Module F: Expert Tips for Accurate Calculations

Before Calculating:

• Verify Population Variance: Use historical data or pilot studies to estimate σ² accurately. Incorrect variance leads to misleading precision estimates.
• Check Sampling Frame: Ensure your sampling frame matches the target population to avoid coverage errors that inflate variance.
• Consider Stratification: If subgroups have different variances, stratified sampling can reduce overall estimator variance.

Interpreting Results:

1. Compare your standard error to the expected effect size. If SE > effect/2, your study may lack precision.
2. For proportions, remember σ² = p(1-p). The maximum variance (0.25) occurs at p=0.5.
3. When n/N > 0.05, always use finite correction. The adjustment can be substantial for small populations.

Advanced Considerations:

• Cluster Sampling: Variance calculations must account for intra-class correlation (ICC). Use Var(ᾱ) = [1 + (n̄-1)×ICC]×(σ²/n) where n̄ = average cluster size.
• Unequal Probabilities: For designs like PPS sampling, use the Horvitz-Thompson estimator variance formula.
• Non-response: Adjust variance estimates using response rate (rr): Var_adj = Var_original / rr

Module G: Interactive FAQ

Why does sample size affect the variance of the estimator?

The sample size appears in the denominator of the variance formula (σ²/n). As n increases, the variance decreases because larger samples provide more information about the population, making the sample mean more stable and less variable across different samples. This is a direct consequence of the Central Limit Theorem, which states that the sampling distribution of the mean becomes narrower as sample size increases.

When should I use the finite population correction factor?

Use the finite population correction when your sample represents more than 5% of the population (n/N > 0.05). The correction accounts for the fact that sampling without replacement from a finite population reduces the variability—once an element is selected, it can’t be selected again, which makes the sample more representative. The correction becomes significant when sampling more than 10% of the population. For example, if you’re sampling 500 from a population of 5,000 (10%), the correction reduces the variance by about 18%.

How does stratified sampling affect the variance of estimators?

Stratified sampling typically reduces variance compared to simple random sampling when:

1. The strata are homogeneous internally (low within-strata variance)
2. The strata means differ from each other (high between-strata variance)
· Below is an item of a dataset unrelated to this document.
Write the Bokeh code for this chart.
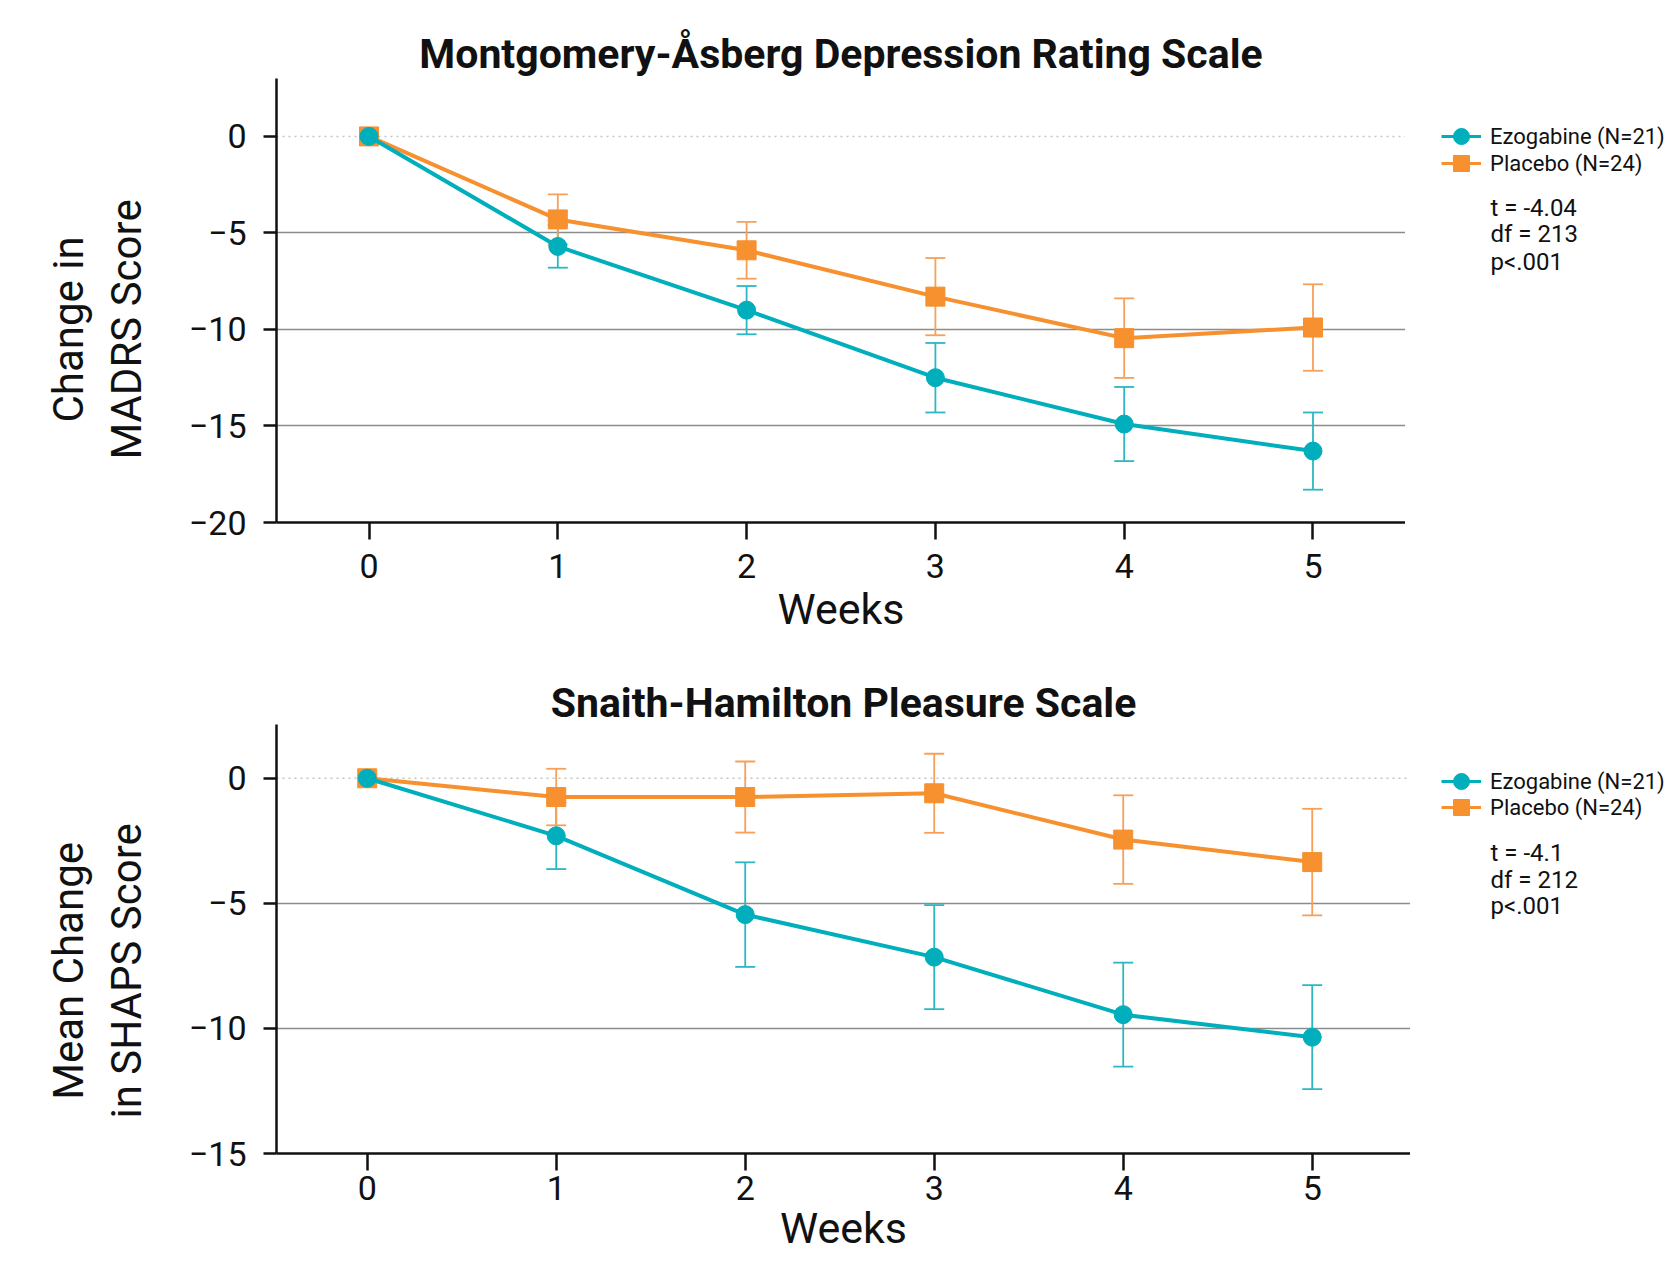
import math
from bokeh.plotting import figure
from bokeh.layouts import column, row
from bokeh.models import (ColumnDataSource, Whisker, TeeHead, Legend, LegendItem, Label,
                          Span, FixedTicker, Range1d)
from bokeh.embed import file_html
from bokeh.resources import INLINE

# ---------------- data ----------------
weeks = [0, 1, 2, 3, 4, 5]
week_labels = ["0", "1", "2", "3", "4", "5"]

madrs_ezo = [0, -5.7, -9.0, -12.5, -14.9, -16.3]
madrs_ezo_err = [0, 1.1, 1.25, 1.8, 1.92, 2.0]
madrs_pla = [0, -4.3, -5.9, -8.3, -10.45, -9.9]
madrs_pla_err = [0, 1.3, 1.47, 2.0, 2.06, 2.24]

shaps_ezo = [0, -2.3, -5.45, -7.15, -9.45, -10.35]
shaps_ezo_err = [0, 1.33, 2.09, 2.08, 2.08, 2.08]
shaps_pla = [0, -0.75, -0.75, -0.6, -2.45, -3.35]
shaps_pla_err = [0, 1.13, 1.42, 1.58, 1.77, 2.13]

series_names = ["Ezogabine (N=21)", "Placebo (N=24)"]
madrs_stats = ["t = -4.04", "df = 213", "p<.001"]
shaps_stats = ["t = -4.1", "df = 212", "p<.001"]

madrs_yticks = [0, -5, -10, -15, -20]
shaps_yticks = [0, -5, -10, -15]

# ---------------- style ----------------
FONT = "Roboto"
TEAL = "#00AEBC"
ORANGE = "#F7902F"
INK = "#111111"
LABEL_W = 185          # width of the left strip holding the y-axis title
FRAME_LEFT = 275       # x of the y axis on the page
PAGE_W = 1669


def minus(v):
    return str(v).replace("-", "\u2212")


def build(title, ylabel, ylabel_y, ezo, ezo_err, pla, pla_err, stats, stats_y, yticks,
          yr, xr, height, b_top, b_bottom, frame_right, legend_vys,
          tick_standoff, xlabel_standoff, title_standoff):
    y_range = Range1d(*yr)
    main_w = frame_right - LABEL_W
    p = figure(width=main_w, height=height, x_range=Range1d(*xr), y_range=y_range,
               output_backend="svg", toolbar_location=None, title=title,
               min_border_left=FRAME_LEFT - LABEL_W, min_border_right=0,
               min_border_top=b_top, min_border_bottom=b_bottom)
    p.outline_line_color = None
    p.title.text_font = FONT
    p.title.text_font_size = "41px"
    p.title.text_font_style = "bold"
    p.title.text_color = INK
    p.title.align = "center"
    p.title.standoff = title_standoff

    xa = p.xaxis[0]
    xa.ticker = FixedTicker(ticks=weeks)
    xa.major_label_overrides = {w: l for w, l in zip(weeks, week_labels)}
    xa.axis_label = "Weeks"
    xa.axis_label_standoff = xlabel_standoff
    xa.major_tick_out = 17
    xa.major_label_standoff = tick_standoff

    ya = p.yaxis[0]
    ya.ticker = FixedTicker(ticks=yticks)
    ya.major_label_overrides = {t: minus(t) for t in yticks}
    ya.major_tick_out = 13
    ya.major_label_standoff = 17

    for ax in (xa, ya):
        ax.axis_line_width = 2.5
        ax.axis_line_color = INK
        ax.major_tick_line_width = 2.5
        ax.major_tick_line_color = INK
        ax.major_tick_in = 0
        ax.minor_tick_line_color = None
        ax.major_label_text_font = FONT
        ax.major_label_text_font_size = "34px"
        ax.major_label_text_color = INK
        ax.axis_label_text_font = FONT
        ax.axis_label_text_font_size = "43px"
        ax.axis_label_text_font_style = "normal"
        ax.axis_label_text_color = INK

    p.xgrid.visible = False
    p.ygrid.ticker = FixedTicker(ticks=[t for t in yticks if t != 0 and t != min(yticks)])
    p.ygrid.grid_line_color = "#8c8c8c"
    p.ygrid.grid_line_width = 1.5
    p.add_layout(Span(location=0, dimension="width", line_color="#c4c4c4",
                      line_dash="2 4", line_width=1.5, level="underlay"))

    src = ColumnDataSource(dict(x=weeks, ezo=ezo, pla=pla))
    wsrc = ColumnDataSource(dict(
        x=weeks[1:],
        ezo_hi=[v + e for v, e in zip(ezo[1:], ezo_err[1:])],
        ezo_lo=[v - e for v, e in zip(ezo[1:], ezo_err[1:])],
        pla_hi=[v + e for v, e in zip(pla[1:], pla_err[1:])],
        pla_lo=[v - e for v, e in zip(pla[1:], pla_err[1:])],
    ))
    for key, col in (("ezo", "#2CB7C3"), ("pla", "#F6A05A")):
        w = Whisker(source=wsrc, base="x", upper=key + "_hi", lower=key + "_lo",
                    line_color=col, line_width=1.8, level="underlay",
                    upper_head=TeeHead(size=20, line_color=col, line_width=1.8),
                    lower_head=TeeHead(size=20, line_color=col, line_width=1.8))
        p.add_layout(w)

    p.line("x", "pla", source=src, line_color=ORANGE, line_width=4)
    p.scatter("x", "pla", source=src, marker="square", size=19,
              fill_color=ORANGE, line_color=ORANGE)
    p.line("x", "ezo", source=src, line_color=TEAL, line_width=4)
    p.scatter("x", "ezo", source=src, marker="circle", size=18,
              fill_color=TEAL, line_color=TEAL)

    # ---- left strip: y-axis title ----
    lf = figure(width=LABEL_W, height=height, x_range=Range1d(0, 1), y_range=y_range,
                output_backend="svg", toolbar_location=None,
                x_axis_type=None, y_axis_type=None,
                min_border_left=0, min_border_right=0,
                min_border_top=b_top, min_border_bottom=b_bottom)
    lf.outline_line_color = None
    lf.add_layout(Label(x=97, y=ylabel_y, x_units="screen", y_units="data", text=ylabel,
                        angle=math.pi / 2, text_align="center", text_baseline="middle",
                        text_font=FONT, text_font_size="42px", text_color=INK,
                        text_line_height=1.2))

    # ---- right strip: legend and statistics ----
    side_w = PAGE_W - frame_right
    sf = figure(width=side_w, height=height, x_range=Range1d(100, 101), y_range=y_range,
                output_backend="svg", toolbar_location=None,
                x_axis_type=None, y_axis_type=None,
                min_border_left=0, min_border_right=0,
                min_border_top=b_top, min_border_bottom=b_bottom)
    sf.outline_line_color = None
    ksrc = ColumnDataSource(dict(x=weeks, ezo=ezo, pla=pla))
    keys = [
        (sf.line("x", "ezo", source=ksrc, line_color=TEAL, line_width=3),
         sf.scatter("x", "ezo", source=ksrc, marker="circle",
                    fill_color=TEAL, line_color=TEAL)),
        (sf.line("x", "pla", source=ksrc, line_color=ORANGE, line_width=3),
         sf.scatter("x", "pla", source=ksrc, marker="square",
                    fill_color=ORANGE, line_color=ORANGE)),
    ]
    for name, rends, vy in zip(series_names, keys, legend_vys):
        lg = Legend(items=[LegendItem(label=name, renderers=list(rends), index=0)],
                    location=(1441 - frame_right, vy),
                    label_text_font=FONT, label_text_font_size="22px", label_text_color=INK,
                    glyph_width=40, glyph_height=42, label_height=42, spacing=0,
                    padding=0, margin=0, label_standoff=9,
                    border_line_color=None, background_fill_alpha=0)
        sf.add_layout(lg)
    for txt, yy in zip(stats, stats_y):
        sf.add_layout(Label(x=1490 - frame_right, y=yy, x_units="screen", y_units="data",
                            text=txt, text_font=FONT, text_font_size="24px",
                            text_color=INK, text_baseline="middle"))
    return row(lf, p, sf, spacing=0)


top = build("Montgomery-\u00c5sberg Depression Rating Scale", "Change in\nMADRS Score", -10,
            madrs_ezo, madrs_ezo_err, madrs_pla, madrs_pla_err,
            madrs_stats, [-3.73, -5.08, -6.48], madrs_yticks,
            (-20, 3), (-0.49, 5.49),
            height=646, b_top=78, b_bottom=124, frame_right=1405,
            legend_vys=[365, 338],
            tick_standoff=14, xlabel_standoff=3, title_standoff=2)

bottom = build("Snaith-Hamilton Pleasure Scale", "Mean Change\nin SHAPS Score", -7.7,
               shaps_ezo, shaps_ezo_err, shaps_pla, shaps_pla_err,
               shaps_stats, [-3.0, -4.05, -5.1], shaps_yticks,
               (-15, 2.15), (-0.48, 5.52),
               height=619, b_top=78, b_bottom=112, frame_right=1410,
               legend_vys=[351, 325],
               tick_standoff=5, xlabel_standoff=0, title_standoff=-4)

layout = column(top, bottom, spacing=0)
open("out.html", "w").write(file_html(layout, INLINE))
The variance formula becomes a weighted average of the strata variances. For example, if you stratify by income levels when estimating average spending, and spending patterns differ by income, stratification will give more precise estimates than SRS. The Bureau of Labor Statistics uses extensive stratification in their surveys for this reason.

What’s the difference between standard error and standard deviation?

Standard deviation (σ) measures the variability of individual observations in the population, while standard error (SE) measures the variability of the sample statistic (like the mean) across different samples. Key differences:

Aspect	Standard Deviation	Standard Error
Measures	Variability of raw data	Variability of sample statistic
Formula	√[Σ(x-μ)²/N]	σ/√n
Depends on	Population variability	Population variability AND sample size
Used for	Describing data distribution	Confidence intervals, hypothesis tests

Can I use this calculator for proportions or only continuous data?

You can use this calculator for proportions by:

1. Estimating the population variance as σ² = p(1-p) where p is your expected proportion
2. For example, if you expect 40% support, use σ² = 0.4×0.6 = 0.24
3. The maximum variance for proportions is 0.25 (when p=0.5)

The resulting standard error will be in proportion units (e.g., ±0.03 or ±3 percentage points). For a 95% confidence interval, multiply the SE by 1.96 to get the margin of error you often see in polls.

How does cluster sampling affect the variance calculations?

Cluster sampling typically increases variance compared to simple random sampling because elements within clusters tend to be similar (positive intra-class correlation). The design effect (Deff) measures this inflation:

Deff = 1 + (n̄ – 1) × ICC

Where:

• n̄ = average cluster size
• ICC = intra-class correlation coefficient (typically 0.01-0.2)

The effective variance becomes:

Var_cluster = Deff × (σ²/n)

For example, with ICC=0.1, cluster size=20, and n=1000 (50 clusters), Deff=2.9, meaning the variance is 2.9 times higher than SRS. Always account for clustering in your calculations!

What sample size do I need for a desired margin of error?

To determine required sample size for a specific margin of error (MOE):

n = (z² × σ²) / MOE²

Where:

• z = z-score for desired confidence level (1.96 for 95%)
• σ² = population variance
• MOE = desired margin of error

For proportions, use σ² = 0.25 (maximum variance) for conservative estimates. Example: For 95% confidence and MOE=±3%:

n = (1.96² × 0.25) / 0.03² = 1067.11 → Round up to 1,068

For finite populations, apply the correction factor in reverse to adjust the sample size downward.